Survivors of domestic violence, sexual assault, stalking, or human trafficking can enroll in the Address Confidentiality Program run by the North Carolina Attorney General’s office.13North Carolina General Assembly. North Carolina General Statutes 15C-3 – Address Confidentiality Program Participants receive a substitute address, and state and local agencies must keep their actual residential address out of public records.14North Carolina Department of Justice. Address Confidentiality If a property owner is enrolled, you may see the substitute address rather than the property’s actual location in certain records.

Redaction of Personal Identifiers

Under North Carolina’s Identity Theft Protection Act, anyone can request that a Register of Deeds or Clerk of Court remove certain sensitive numbers from documents displayed on public websites. This covers Social Security numbers, driver’s license numbers, bank account numbers, credit and debit card numbers, PINs, and passwords. The request must be made in writing, the redaction is free, and it applies only to the online version of the record. The physical document in the office may still contain the unredacted information. Requesting redaction without authority is an infraction carrying a fine of up to $500.

When Professional Help Makes Sense

For a straightforward “who owns this house?” question, you probably don’t need to hire anyone. But some property research situations genuinely require professional expertise.
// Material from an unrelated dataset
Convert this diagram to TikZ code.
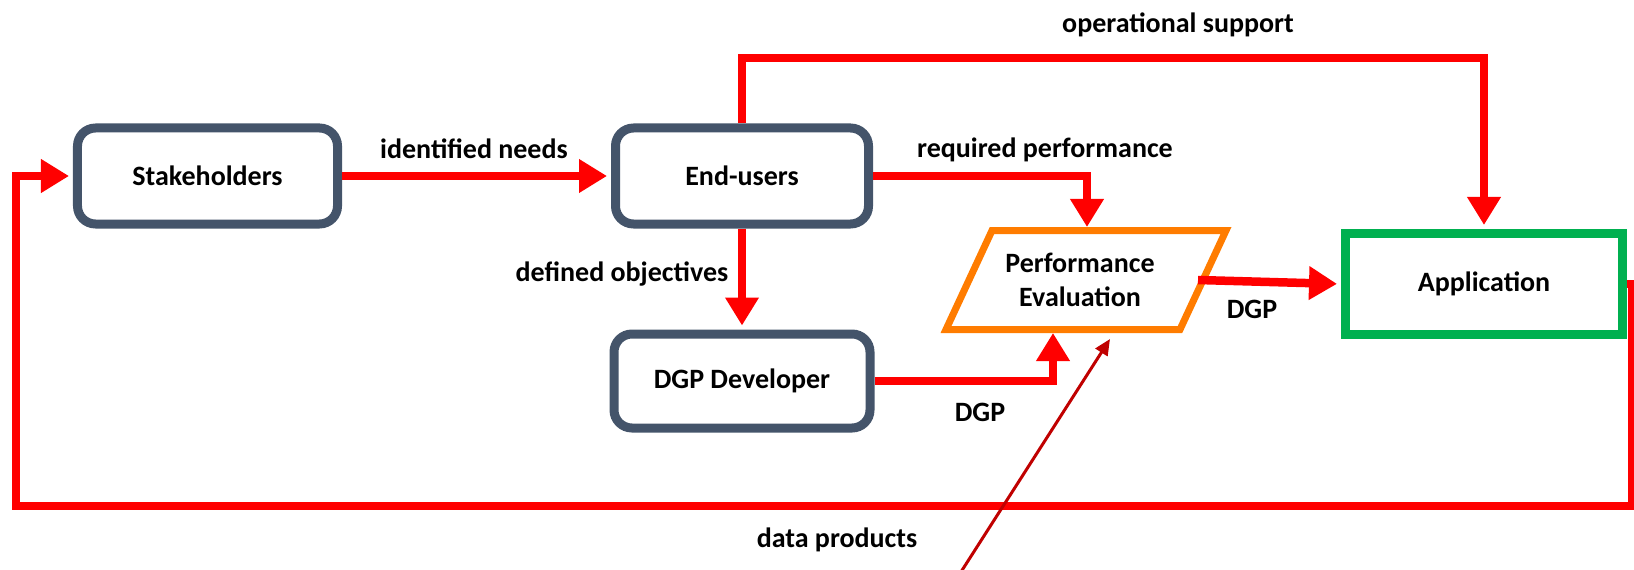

Real Estate Attorneys and Title Searches

North Carolina’s Marketable Title Act requires a 30-year unbroken chain of title to establish marketable ownership of real property.15North Carolina General Assembly. North Carolina General Statutes 47B-2 – Marketable Record Title to Estate in Real Property That means a thorough title search needs to go back at least three decades and account for every transfer, lien, judgment, and encumbrance during that period. This is not a DIY project. North Carolina law treats abstracting or passing upon titles as the practice of law, and a non-lawyer cannot prepare a title opinion without supervision by a licensed North Carolina attorney.16North Carolina State Bar. 98 Formal Ethics Opinion 8 – Participation in a Witness Closing

If you are buying property, a real estate attorney will examine the full chain of title, identify any breaks or defects, and issue a title opinion stating whether the seller can convey marketable title. This step catches problems that a casual records search would miss: unreleased liens from paid-off mortgages, gaps where a deed was never properly recorded, boundary disputes, and easements that restrict how you can use the land.

Title Companies

Title companies perform many of the same search functions and typically work alongside attorneys. They compile a detailed report covering ownership history, outstanding mortgages, tax payment status, and any active liens or encumbrances. If you are buying a property, the title company also issues title insurance, which protects you financially if a defect in the title surfaces after closing that the search missed.

Private Investigators

For situations that go beyond standard record searches, such as locating a property owner who has no public mailing address, tracing assets in litigation, or identifying all properties owned by a particular individual across multiple counties, a licensed private investigator has access to databases and investigative tools that the general public does not. This is the most expensive option and is typically reserved for legal disputes or asset recovery.